Tooltips are mandatory for interactive dashboards built with plotly or shiny. When you convert your tidyverse data frame to a plot, include the raw numbers alongside the percentages in the tooltip to give stakeholders full context. Remember to clip percentages between 0 and 100 unless exposing anomalies is part of the analysis.

Automating Percentage Scripts

Analysts frequently rerun the same calculations each month. Wrapping your tidyverse logic inside functions makes the scripts both concise and testable. For example:

calculate_share <- function(df, part_col, total_col, group_cols) {
  df %>%
    group_by(across(all_of(group_cols))) %>%
    summarise(part = sum({{ part_col }}), total = sum({{ total_col }}), .groups = "drop") %>%
    mutate(share_pct = round(part / total * 100, 2))
}

The function pattern ensures that every analyst in your organization uses identical rounding and grouping rules.

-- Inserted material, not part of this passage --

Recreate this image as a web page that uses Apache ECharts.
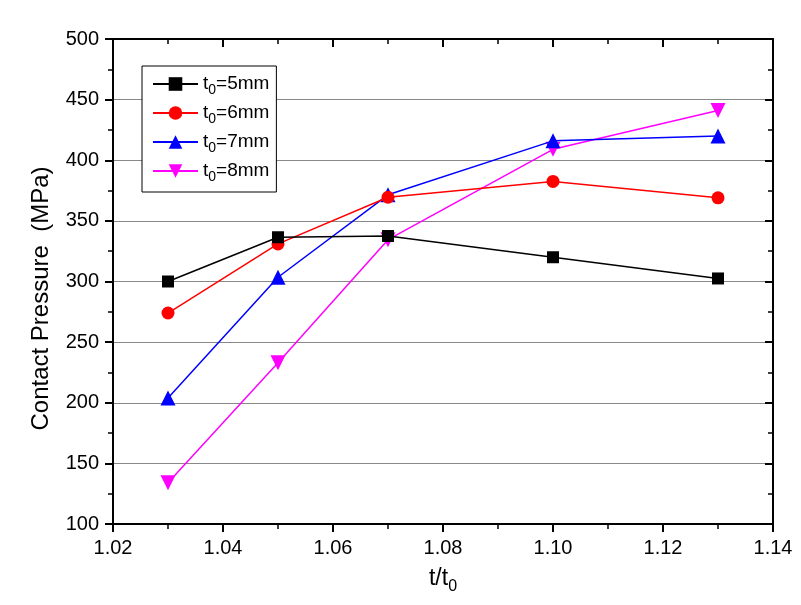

You can integrate these functions into targets pipelines, guaranteeing reproducibility and parallel execution.

Quality Assurance and Auditing

Large organizations often require quality assurance checks. When calculating percentages in tidyverse, create validation steps such as:

  • Confirm denominators are never zero.
  • Ensure grouped shares sum to 100 ± 0.01.
  • Log the timestamp and Git commit hash associated with each computation.

Using assertthat::assert_that or pointblank::agent_report can automate these validations. These practices align with data governance guidelines set by agencies such as NCES and the U.S. Census Bureau.

Takeaways

Calculating percentages with the tidyverse is about more than simple arithmetic. It involves clear data structuring, consistent rounding, accurate comparisons to authoritative data, and compelling visualization. The calculator at the top of this page provides a blueprint for thinking through your inputs before you open an R script. Translate the settings into a tidyverse pipeline, and you will produce trustworthy, repeatable percentage metrics that meet stakeholder expectations.